Identify all lines in the listing that include the word "this", and copy them out.

- - - -

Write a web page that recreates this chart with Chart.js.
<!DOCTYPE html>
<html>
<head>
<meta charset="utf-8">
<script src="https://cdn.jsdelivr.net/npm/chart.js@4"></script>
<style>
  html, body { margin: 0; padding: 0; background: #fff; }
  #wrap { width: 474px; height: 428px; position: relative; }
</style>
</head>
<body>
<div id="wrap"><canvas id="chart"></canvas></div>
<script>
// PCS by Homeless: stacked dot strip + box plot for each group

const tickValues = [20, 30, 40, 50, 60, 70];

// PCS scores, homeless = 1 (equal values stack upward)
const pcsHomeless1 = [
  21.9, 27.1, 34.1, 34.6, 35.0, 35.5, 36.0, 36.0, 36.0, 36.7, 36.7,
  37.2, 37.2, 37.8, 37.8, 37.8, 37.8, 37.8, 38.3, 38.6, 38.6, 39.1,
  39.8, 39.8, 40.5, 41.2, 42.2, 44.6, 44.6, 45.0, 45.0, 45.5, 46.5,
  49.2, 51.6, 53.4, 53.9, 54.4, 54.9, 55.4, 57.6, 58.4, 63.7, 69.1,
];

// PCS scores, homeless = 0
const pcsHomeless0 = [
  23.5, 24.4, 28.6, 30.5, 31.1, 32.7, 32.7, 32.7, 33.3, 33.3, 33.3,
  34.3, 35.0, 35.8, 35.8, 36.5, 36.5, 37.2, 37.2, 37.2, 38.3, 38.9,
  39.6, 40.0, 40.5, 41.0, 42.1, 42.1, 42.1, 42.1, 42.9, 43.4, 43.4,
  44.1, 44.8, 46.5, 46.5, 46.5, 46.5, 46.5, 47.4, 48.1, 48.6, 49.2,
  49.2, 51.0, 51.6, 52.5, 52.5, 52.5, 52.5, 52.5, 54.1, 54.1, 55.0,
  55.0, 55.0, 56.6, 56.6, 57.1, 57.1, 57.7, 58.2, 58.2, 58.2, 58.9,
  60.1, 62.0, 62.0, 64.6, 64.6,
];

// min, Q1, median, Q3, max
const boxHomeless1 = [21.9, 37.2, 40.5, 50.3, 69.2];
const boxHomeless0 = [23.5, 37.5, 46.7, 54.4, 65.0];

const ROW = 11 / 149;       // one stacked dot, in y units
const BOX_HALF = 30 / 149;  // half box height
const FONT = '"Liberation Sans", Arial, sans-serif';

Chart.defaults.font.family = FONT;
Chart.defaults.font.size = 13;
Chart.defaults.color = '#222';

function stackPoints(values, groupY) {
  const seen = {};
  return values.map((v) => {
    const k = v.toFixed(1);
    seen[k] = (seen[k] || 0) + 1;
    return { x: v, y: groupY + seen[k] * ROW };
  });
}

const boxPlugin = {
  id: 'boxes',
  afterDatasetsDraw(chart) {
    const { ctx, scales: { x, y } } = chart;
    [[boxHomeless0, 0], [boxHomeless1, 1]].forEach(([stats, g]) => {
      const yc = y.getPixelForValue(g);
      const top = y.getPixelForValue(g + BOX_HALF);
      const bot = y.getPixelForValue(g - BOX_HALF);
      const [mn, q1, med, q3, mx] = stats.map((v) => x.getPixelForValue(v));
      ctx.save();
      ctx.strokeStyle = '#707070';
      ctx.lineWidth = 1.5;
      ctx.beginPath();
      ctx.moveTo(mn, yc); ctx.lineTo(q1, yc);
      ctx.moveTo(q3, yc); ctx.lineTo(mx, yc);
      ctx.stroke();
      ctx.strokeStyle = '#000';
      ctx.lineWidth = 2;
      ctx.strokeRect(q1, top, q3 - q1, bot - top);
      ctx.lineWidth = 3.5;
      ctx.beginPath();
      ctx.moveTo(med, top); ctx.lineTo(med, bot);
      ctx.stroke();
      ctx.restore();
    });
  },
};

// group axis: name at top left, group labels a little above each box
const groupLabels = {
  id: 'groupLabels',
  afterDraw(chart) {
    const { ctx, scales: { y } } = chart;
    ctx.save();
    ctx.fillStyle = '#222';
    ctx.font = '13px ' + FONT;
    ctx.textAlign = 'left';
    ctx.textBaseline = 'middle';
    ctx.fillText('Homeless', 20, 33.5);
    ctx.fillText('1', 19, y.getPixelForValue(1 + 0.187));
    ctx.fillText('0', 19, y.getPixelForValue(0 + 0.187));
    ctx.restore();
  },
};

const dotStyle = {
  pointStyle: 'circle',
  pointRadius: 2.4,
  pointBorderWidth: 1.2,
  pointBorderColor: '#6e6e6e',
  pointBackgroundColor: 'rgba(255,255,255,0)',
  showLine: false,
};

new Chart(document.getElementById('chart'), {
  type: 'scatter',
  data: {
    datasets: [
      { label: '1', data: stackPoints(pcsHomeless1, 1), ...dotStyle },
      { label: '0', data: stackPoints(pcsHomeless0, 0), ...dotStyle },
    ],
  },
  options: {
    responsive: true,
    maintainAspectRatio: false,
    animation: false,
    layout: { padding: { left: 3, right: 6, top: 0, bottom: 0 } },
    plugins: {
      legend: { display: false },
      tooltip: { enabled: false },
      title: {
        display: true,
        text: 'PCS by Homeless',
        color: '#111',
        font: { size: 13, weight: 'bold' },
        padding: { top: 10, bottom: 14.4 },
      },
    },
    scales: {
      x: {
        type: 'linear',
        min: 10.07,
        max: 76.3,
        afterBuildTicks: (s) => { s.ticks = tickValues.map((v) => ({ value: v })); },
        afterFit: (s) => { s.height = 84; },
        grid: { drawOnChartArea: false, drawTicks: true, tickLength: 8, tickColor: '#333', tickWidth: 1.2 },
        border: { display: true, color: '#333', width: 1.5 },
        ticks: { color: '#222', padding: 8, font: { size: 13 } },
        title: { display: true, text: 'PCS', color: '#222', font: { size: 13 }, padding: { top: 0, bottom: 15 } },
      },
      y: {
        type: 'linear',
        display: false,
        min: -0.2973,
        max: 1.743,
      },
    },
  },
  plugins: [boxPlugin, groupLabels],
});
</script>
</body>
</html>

- - - -

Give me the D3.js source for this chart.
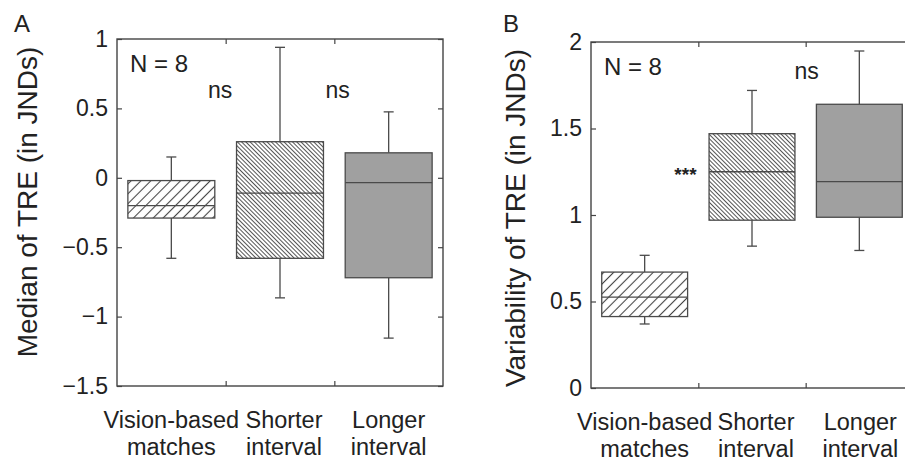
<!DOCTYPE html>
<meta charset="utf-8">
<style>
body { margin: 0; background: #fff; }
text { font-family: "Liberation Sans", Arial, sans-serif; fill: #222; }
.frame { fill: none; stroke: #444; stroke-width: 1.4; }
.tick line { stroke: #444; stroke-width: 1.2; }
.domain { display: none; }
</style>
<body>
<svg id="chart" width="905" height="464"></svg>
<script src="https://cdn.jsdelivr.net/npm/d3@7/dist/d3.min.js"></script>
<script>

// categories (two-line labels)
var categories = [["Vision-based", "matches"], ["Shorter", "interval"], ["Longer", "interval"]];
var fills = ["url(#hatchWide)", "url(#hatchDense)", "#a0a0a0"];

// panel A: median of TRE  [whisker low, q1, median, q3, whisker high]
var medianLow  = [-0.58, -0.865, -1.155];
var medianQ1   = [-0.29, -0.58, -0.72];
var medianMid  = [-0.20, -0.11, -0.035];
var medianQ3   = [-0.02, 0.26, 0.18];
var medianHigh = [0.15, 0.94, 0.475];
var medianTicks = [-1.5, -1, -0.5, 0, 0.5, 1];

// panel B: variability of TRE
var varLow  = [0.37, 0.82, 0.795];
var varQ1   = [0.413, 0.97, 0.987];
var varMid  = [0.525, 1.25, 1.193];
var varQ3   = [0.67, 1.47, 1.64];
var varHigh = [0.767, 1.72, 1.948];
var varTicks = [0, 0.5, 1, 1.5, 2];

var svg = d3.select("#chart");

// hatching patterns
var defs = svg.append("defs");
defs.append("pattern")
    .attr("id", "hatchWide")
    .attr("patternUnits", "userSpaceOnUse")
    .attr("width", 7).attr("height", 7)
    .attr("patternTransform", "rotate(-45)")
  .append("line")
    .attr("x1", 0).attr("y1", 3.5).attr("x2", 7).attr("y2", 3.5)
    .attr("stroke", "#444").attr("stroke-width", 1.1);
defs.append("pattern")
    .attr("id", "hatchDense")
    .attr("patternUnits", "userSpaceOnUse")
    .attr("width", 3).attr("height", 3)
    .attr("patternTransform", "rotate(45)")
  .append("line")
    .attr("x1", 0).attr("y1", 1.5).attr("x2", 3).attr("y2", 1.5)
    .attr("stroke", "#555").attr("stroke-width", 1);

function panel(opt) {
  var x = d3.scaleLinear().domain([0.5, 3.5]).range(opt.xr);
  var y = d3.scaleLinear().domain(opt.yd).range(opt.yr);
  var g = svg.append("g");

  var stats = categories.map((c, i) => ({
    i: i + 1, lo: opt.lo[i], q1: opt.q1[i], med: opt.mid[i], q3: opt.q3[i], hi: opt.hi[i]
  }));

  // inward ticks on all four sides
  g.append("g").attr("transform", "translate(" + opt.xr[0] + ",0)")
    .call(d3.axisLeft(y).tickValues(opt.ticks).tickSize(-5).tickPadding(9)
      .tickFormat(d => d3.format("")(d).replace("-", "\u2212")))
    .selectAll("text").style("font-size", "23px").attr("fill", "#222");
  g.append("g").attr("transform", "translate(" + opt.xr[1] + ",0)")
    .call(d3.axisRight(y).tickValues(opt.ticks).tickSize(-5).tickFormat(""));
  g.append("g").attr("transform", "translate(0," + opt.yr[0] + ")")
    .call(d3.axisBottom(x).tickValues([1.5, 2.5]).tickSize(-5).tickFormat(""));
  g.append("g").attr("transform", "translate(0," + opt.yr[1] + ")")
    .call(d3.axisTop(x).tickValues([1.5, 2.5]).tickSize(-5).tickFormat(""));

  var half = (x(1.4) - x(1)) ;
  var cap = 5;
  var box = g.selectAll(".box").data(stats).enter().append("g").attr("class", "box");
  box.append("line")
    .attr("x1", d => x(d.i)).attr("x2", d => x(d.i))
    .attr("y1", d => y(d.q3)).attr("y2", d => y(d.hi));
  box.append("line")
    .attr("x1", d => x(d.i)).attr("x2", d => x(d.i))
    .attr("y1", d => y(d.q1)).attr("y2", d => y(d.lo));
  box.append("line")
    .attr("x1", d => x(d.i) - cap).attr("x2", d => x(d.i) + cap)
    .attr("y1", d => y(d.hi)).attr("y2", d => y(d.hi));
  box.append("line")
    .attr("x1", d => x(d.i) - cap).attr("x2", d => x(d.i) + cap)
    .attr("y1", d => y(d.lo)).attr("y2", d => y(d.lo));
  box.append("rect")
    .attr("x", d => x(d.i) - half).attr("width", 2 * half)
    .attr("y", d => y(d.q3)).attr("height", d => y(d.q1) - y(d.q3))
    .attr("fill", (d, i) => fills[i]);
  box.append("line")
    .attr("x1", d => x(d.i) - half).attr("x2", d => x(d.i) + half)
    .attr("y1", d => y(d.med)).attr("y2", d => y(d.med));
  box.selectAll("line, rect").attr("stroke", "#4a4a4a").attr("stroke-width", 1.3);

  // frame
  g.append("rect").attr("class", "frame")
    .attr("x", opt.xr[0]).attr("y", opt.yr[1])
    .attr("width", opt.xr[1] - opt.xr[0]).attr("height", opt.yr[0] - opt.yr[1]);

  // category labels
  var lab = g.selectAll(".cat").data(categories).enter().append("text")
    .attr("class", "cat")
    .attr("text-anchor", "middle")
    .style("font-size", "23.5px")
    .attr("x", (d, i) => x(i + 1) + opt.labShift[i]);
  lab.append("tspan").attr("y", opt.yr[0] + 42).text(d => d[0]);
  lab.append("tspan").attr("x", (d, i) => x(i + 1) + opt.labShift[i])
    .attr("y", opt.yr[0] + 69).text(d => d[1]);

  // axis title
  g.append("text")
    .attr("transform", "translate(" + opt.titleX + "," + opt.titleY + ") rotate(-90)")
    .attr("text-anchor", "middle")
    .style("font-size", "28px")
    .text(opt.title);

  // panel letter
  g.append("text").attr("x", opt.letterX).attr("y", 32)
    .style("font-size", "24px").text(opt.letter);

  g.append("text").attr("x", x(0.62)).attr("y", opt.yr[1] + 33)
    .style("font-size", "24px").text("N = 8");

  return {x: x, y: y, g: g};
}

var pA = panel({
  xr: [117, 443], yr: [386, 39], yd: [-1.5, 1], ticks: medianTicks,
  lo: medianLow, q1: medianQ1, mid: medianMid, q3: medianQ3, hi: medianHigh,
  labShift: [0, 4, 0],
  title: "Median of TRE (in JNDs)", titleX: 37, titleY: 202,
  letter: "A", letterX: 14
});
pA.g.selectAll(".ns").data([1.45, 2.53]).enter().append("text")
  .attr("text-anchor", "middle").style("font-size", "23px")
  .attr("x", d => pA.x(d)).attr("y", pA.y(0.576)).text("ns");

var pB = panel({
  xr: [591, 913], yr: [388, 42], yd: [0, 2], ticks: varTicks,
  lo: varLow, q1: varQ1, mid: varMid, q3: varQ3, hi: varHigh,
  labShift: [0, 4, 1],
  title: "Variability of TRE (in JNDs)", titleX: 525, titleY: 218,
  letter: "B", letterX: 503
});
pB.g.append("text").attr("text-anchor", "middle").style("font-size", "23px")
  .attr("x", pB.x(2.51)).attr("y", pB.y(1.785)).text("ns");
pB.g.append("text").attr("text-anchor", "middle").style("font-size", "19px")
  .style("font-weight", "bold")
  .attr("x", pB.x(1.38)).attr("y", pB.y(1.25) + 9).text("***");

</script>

- - - -

- Worked answer:
Write a web page that recreates this chart with Chart.js.
Give me the D3.js source for this chart.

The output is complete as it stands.